Patlayıcı ve patlayıcı yapımında kullanılan malzemeleri ise sanığın tek katlı betonarme ve çatısız evinin üzerinde gizlenmiş şekilde açıkta duran ve ağzı bağlı siyah bir poşet içerisinde bulunduğu yine aynı arama tutanağında belirtilmektedir. Sanığa komşu olan evlerinde benzer nitelikte olduğu dosyadaki fotoğraflardan anlaşılmaktadır.
Sanığın kendi evinde arama yapılacağı önceden söylenmemiş olmakla birlikte mahalledeki bir evde arama yapılacağı ve kendisinin de katılması gerektiği arama öncesi bildirilmiş olmasına rağmen bu bildirimden sonra yaklaşık bir, birbuçuk saat …’le birlikte oturup görevlileri bekleyen sanığın patlayıcının varlığından haberdar olması halinde hayatın olağan akışına göre bu patlayıcılardan kurtulmak için saklamak, uzağa atmak gibi tedbirlere başvurabileceği ve bunun içinde fazlasıyla yeterli bir süre bulunduğu halde patlayıcının evinin üzerinde ve açıkta bulunduğunu bilmesine rağmen herhangibir şey yapmadan evde polisin gelmesini beklemesi karşısında ele geçen patlayıcıların sanığın bilgisi ve hakimiyeti dahilinde evinin çatısında bulunup bulunmadığı konusunda kesin bir sonuç ve kanaate varmak mümkün değildir. Ortaya çıkan bu kuşku giderilmişte değildir. Maddi gerçeğin kuşkuya yer vermeyecek biçimde ortaya çıkarılamaması durumunda bu şüpheden sanığın yararlanması gerektiği ceza hukukunun en temel prensiplerinden birisidir.

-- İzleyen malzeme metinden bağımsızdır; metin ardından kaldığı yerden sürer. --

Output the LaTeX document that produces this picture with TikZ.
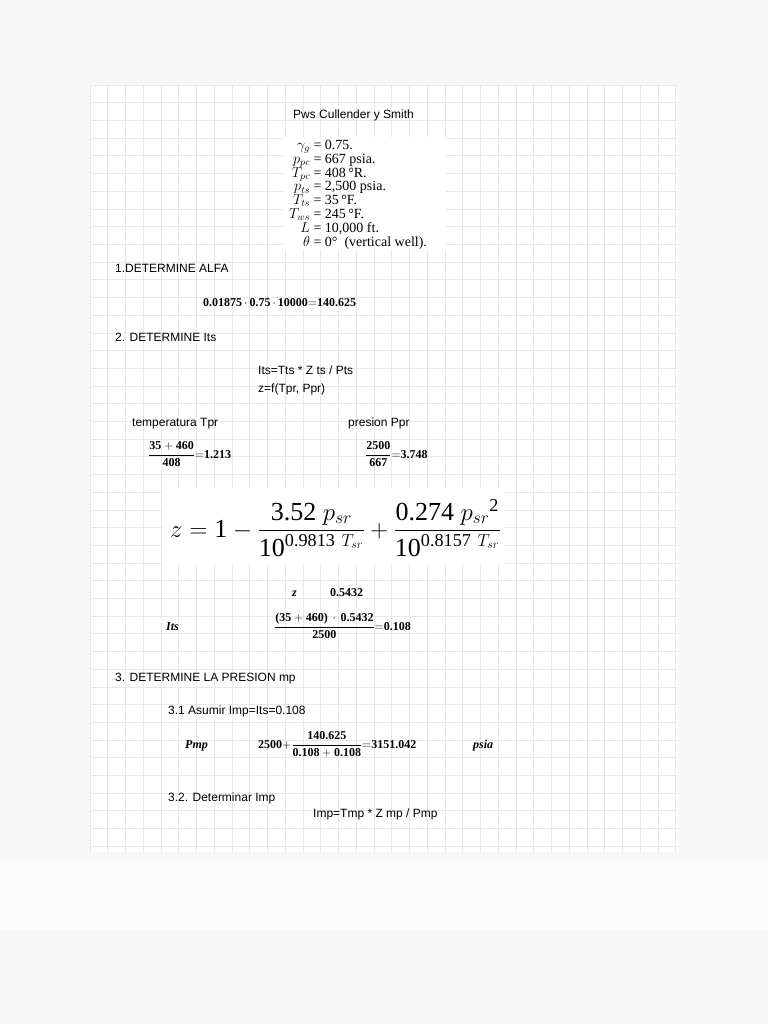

Bu nedenlerle; mahallesinde arama yapılacağını öğrenen sanık dışındaki herhangi bir kimsenin de söz konusu patlayıcı maddeleri dışarıdan çatının üstüne atma
imkan ve ihtimalinin bulunması, içinde patlayıcı bulunan poşetin de bu ihtimale uygun şekilde ele geçmesi ve sanığında aşamalarda suçlamayı kabul etmemesi karşısında yüklenen suçu işlediğine dair her türlü kuşkudan uzak, kesin ve inandırıcı kanıtlar elde edilemediğinden beraatine ilişkin yerel mahkeme kararı isabetli olmakla kararın bozulmasına yönelik sayın çoğunluk görüşüne katılmamaktayız.